[Available records start]
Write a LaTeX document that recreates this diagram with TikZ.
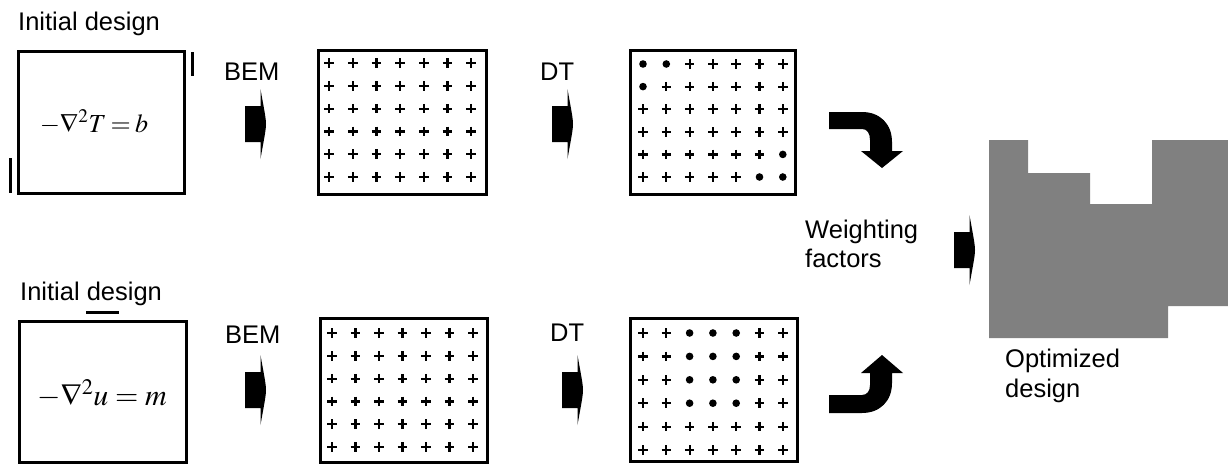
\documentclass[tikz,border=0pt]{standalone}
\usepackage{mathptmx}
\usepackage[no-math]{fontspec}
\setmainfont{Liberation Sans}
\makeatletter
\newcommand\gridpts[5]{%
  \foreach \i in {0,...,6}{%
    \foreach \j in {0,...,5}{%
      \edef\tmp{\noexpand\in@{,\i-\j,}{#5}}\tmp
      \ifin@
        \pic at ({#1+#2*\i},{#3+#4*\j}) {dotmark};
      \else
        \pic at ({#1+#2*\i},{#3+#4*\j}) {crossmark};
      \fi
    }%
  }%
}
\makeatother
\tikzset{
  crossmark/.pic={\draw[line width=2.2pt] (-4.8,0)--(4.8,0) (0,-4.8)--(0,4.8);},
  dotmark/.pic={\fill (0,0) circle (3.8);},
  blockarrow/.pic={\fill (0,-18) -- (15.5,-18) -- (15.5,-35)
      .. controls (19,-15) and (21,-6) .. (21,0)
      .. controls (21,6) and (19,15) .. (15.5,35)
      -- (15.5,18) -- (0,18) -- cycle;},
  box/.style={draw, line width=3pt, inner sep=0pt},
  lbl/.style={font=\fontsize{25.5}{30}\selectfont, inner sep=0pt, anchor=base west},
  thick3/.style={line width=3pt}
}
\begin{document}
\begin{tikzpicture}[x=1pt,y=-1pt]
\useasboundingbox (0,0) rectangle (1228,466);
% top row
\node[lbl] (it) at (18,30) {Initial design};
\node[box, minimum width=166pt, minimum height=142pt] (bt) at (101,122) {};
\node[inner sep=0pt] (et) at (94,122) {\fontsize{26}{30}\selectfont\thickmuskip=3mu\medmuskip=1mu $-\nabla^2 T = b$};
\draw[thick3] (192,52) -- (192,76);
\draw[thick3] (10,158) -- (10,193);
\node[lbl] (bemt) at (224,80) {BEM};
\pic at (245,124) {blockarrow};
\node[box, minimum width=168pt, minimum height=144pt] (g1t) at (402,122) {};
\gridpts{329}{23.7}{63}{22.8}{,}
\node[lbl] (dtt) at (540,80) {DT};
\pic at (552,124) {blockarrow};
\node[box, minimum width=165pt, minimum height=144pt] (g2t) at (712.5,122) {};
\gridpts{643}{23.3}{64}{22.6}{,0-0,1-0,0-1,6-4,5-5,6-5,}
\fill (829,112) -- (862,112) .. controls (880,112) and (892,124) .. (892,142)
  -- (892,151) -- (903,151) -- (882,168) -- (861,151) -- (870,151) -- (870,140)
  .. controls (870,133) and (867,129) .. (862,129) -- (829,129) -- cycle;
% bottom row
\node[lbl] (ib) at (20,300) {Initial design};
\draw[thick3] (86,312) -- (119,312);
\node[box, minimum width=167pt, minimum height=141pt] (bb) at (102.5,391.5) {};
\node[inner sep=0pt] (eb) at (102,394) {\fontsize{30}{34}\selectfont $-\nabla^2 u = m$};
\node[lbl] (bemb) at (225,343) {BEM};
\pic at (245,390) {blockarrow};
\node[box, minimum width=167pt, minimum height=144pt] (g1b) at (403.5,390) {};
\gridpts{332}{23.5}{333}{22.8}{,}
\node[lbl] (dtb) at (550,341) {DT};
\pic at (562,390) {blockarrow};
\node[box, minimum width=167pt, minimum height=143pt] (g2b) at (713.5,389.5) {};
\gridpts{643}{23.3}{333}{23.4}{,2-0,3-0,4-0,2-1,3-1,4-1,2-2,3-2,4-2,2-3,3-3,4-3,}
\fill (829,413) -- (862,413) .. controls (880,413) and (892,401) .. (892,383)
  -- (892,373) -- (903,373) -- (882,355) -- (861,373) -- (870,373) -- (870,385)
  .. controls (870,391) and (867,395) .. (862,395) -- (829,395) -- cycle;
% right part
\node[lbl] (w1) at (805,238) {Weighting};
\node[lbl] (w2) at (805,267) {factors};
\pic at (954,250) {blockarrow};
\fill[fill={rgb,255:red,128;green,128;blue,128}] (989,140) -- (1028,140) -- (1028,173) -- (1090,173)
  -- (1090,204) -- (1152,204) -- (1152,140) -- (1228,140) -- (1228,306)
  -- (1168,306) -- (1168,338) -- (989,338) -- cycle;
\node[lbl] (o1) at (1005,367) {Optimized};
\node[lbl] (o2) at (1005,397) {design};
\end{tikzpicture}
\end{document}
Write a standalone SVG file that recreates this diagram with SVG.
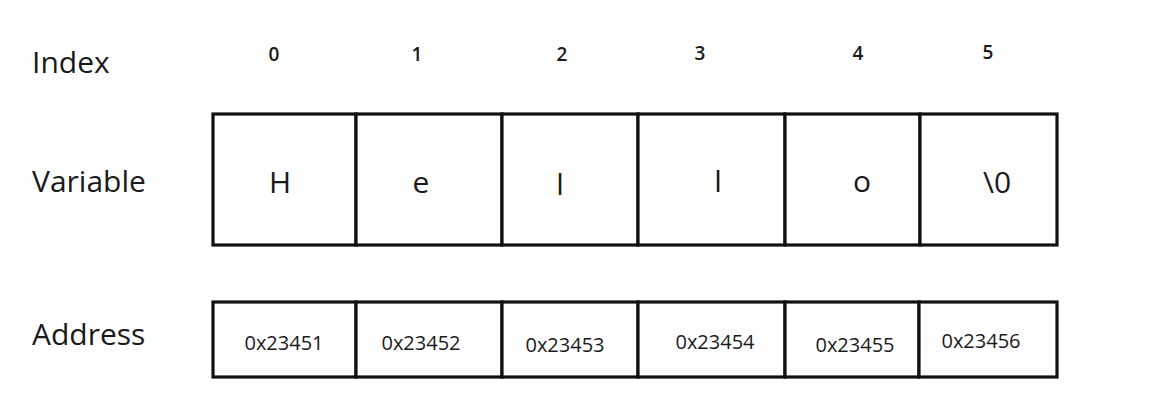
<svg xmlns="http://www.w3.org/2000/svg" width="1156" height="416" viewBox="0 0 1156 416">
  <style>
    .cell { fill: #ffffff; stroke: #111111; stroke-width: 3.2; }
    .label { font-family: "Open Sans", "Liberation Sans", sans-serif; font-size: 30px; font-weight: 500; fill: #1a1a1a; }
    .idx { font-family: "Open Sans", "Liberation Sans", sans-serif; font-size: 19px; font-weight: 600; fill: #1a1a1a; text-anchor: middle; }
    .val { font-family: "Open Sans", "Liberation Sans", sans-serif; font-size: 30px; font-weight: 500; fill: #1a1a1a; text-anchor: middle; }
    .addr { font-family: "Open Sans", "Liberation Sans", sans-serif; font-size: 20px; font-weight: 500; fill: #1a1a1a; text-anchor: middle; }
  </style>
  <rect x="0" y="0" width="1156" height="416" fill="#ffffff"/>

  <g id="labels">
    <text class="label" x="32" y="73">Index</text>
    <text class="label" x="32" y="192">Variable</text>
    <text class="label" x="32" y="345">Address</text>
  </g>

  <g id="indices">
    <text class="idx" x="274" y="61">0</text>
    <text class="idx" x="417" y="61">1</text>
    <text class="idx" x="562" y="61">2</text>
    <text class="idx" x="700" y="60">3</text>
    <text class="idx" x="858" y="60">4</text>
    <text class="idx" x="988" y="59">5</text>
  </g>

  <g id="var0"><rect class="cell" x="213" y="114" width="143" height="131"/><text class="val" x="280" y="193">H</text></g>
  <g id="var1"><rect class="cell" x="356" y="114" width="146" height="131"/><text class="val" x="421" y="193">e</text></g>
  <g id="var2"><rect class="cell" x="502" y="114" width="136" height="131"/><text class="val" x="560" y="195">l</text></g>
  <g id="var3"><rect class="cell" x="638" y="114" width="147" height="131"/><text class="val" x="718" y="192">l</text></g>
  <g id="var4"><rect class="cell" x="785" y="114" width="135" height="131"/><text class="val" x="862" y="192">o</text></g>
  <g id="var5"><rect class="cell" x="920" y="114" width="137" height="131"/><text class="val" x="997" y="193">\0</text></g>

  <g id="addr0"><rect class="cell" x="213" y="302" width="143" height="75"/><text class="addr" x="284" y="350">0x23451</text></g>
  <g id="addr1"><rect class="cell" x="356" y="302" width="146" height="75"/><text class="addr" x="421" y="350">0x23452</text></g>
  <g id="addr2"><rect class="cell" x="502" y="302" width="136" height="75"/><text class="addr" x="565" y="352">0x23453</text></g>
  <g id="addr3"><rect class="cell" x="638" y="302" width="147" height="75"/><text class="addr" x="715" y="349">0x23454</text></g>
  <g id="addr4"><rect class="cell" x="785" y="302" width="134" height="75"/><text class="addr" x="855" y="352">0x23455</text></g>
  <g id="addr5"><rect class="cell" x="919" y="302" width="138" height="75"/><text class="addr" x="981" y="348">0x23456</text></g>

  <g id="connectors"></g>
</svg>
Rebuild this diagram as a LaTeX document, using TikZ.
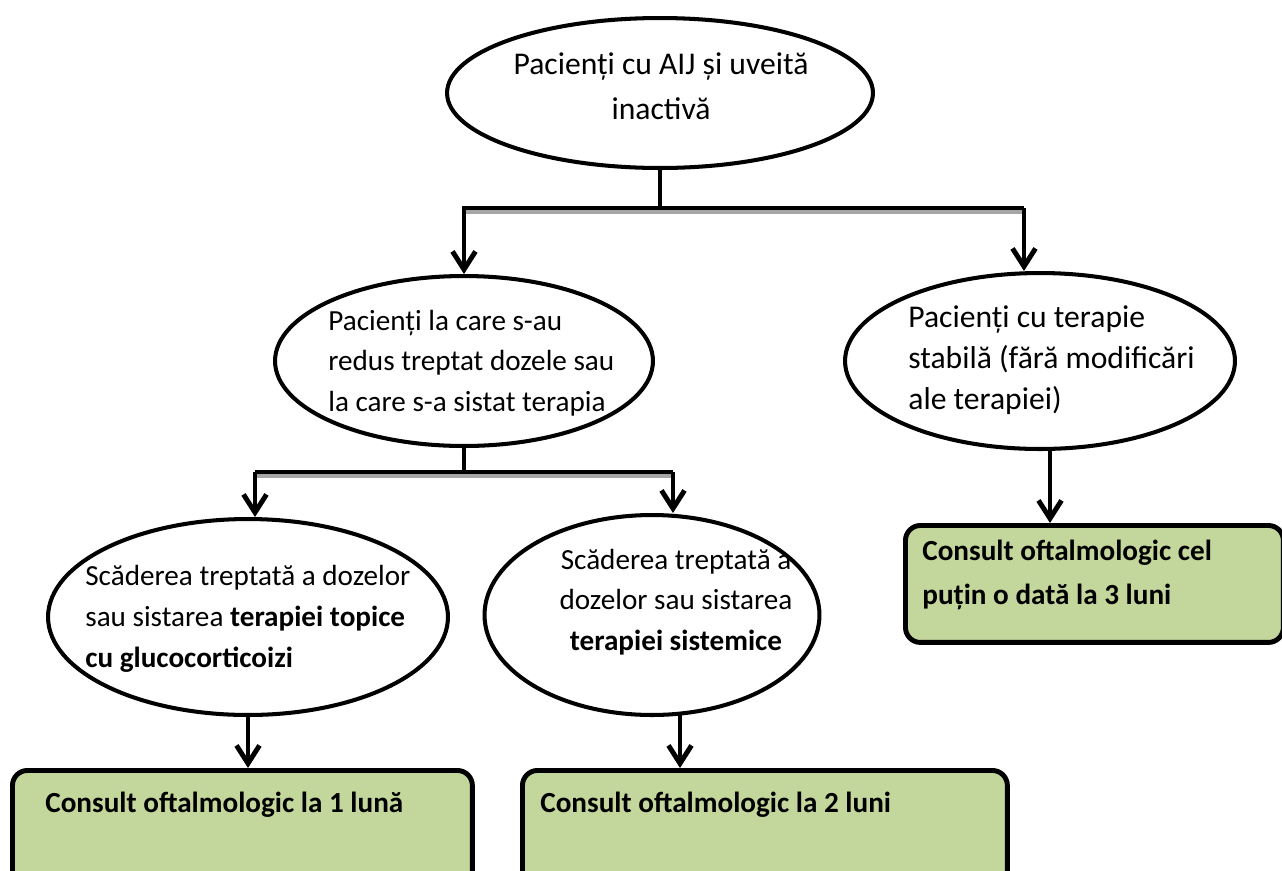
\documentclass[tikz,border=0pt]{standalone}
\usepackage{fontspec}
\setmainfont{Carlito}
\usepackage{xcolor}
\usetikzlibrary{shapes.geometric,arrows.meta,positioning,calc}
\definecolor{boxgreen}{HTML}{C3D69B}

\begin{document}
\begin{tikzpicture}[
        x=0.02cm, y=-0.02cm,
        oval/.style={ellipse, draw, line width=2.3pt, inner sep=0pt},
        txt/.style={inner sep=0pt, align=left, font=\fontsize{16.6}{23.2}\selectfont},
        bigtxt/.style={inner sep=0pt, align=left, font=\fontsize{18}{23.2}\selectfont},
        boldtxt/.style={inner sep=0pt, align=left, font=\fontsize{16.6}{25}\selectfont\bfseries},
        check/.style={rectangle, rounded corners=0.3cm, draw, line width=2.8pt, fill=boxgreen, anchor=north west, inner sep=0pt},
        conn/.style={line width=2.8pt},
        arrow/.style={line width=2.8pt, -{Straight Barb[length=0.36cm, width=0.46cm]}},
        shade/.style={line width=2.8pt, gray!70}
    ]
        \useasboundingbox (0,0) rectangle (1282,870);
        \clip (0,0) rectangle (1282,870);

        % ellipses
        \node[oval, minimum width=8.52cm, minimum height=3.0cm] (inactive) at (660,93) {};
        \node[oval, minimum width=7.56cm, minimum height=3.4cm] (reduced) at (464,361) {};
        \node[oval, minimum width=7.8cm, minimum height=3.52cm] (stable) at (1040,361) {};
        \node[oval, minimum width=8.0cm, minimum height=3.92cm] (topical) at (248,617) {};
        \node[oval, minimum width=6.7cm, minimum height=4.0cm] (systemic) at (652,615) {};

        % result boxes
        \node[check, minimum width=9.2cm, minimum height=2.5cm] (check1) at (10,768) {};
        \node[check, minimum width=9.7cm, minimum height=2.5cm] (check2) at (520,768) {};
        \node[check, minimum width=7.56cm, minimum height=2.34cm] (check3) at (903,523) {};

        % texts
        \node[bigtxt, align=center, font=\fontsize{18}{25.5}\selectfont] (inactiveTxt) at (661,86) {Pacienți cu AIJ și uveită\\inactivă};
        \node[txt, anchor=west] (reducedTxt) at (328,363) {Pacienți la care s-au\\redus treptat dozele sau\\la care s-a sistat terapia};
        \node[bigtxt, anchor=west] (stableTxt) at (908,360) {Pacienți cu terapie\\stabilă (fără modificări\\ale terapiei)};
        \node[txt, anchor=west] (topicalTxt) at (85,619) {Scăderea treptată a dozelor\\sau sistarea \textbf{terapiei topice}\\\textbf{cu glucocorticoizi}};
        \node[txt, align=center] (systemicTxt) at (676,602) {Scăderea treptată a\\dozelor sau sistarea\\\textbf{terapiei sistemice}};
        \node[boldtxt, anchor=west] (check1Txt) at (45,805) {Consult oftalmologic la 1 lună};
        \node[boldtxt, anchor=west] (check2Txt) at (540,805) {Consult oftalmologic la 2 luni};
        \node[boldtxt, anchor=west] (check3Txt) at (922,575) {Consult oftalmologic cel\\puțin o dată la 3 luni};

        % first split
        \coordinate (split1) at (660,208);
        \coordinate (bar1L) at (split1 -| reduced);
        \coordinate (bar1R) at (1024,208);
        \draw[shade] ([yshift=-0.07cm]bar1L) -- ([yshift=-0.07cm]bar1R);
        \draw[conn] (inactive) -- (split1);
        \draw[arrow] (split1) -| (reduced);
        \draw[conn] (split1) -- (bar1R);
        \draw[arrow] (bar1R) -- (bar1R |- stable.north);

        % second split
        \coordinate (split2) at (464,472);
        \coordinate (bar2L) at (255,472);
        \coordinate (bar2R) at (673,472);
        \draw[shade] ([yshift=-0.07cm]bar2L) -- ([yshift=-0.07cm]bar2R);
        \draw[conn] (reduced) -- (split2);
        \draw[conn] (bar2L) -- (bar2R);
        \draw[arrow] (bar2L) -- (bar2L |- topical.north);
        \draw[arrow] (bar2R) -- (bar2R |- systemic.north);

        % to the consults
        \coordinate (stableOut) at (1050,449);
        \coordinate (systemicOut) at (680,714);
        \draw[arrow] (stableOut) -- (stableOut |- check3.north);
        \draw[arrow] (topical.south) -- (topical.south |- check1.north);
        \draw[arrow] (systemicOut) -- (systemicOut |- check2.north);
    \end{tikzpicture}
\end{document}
[Available records end]
Task to complete - The first line to copy holds "Rebuild this diagram", and the last holds "width=7.56cm, minimum height=2.34cm]". Copy them and the lines between exactly, leaving out pictures.

The response -
Rebuild this diagram as a LaTeX document, using TikZ.
\documentclass[tikz,border=0pt]{standalone}
\usepackage{fontspec}
\setmainfont{Carlito}
\usepackage{xcolor}
\usetikzlibrary{shapes.geometric,arrows.meta,positioning,calc}
\definecolor{boxgreen}{HTML}{C3D69B}

\begin{document}
\begin{tikzpicture}[
        x=0.02cm, y=-0.02cm,
        oval/.style={ellipse, draw, line width=2.3pt, inner sep=0pt},
        txt/.style={inner sep=0pt, align=left, font=\fontsize{16.6}{23.2}\selectfont},
        bigtxt/.style={inner sep=0pt, align=left, font=\fontsize{18}{23.2}\selectfont},
        boldtxt/.style={inner sep=0pt, align=left, font=\fontsize{16.6}{25}\selectfont\bfseries},
        check/.style={rectangle, rounded corners=0.3cm, draw, line width=2.8pt, fill=boxgreen, anchor=north west, inner sep=0pt},
        conn/.style={line width=2.8pt},
        arrow/.style={line width=2.8pt, -{Straight Barb[length=0.36cm, width=0.46cm]}},
        shade/.style={line width=2.8pt, gray!70}
    ]
        \useasboundingbox (0,0) rectangle (1282,870);
        \clip (0,0) rectangle (1282,870);

        % ellipses
        \node[oval, minimum width=8.52cm, minimum height=3.0cm] (inactive) at (660,93) {};
        \node[oval, minimum width=7.56cm, minimum height=3.4cm] (reduced) at (464,361) {};
        \node[oval, minimum width=7.8cm, minimum height=3.52cm] (stable) at (1040,361) {};
        \node[oval, minimum width=8.0cm, minimum height=3.92cm] (topical) at (248,617) {};
        \node[oval, minimum width=6.7cm, minimum height=4.0cm] (systemic) at (652,615) {};

        % result boxes
        \node[check, minimum width=9.2cm, minimum height=2.5cm] (check1) at (10,768) {};
        \node[check, minimum width=9.7cm, minimum height=2.5cm] (check2) at (520,768) {};
        \node[check, minimum width=7.56cm, minimum height=2.34cm] (check3) at (903,523) {};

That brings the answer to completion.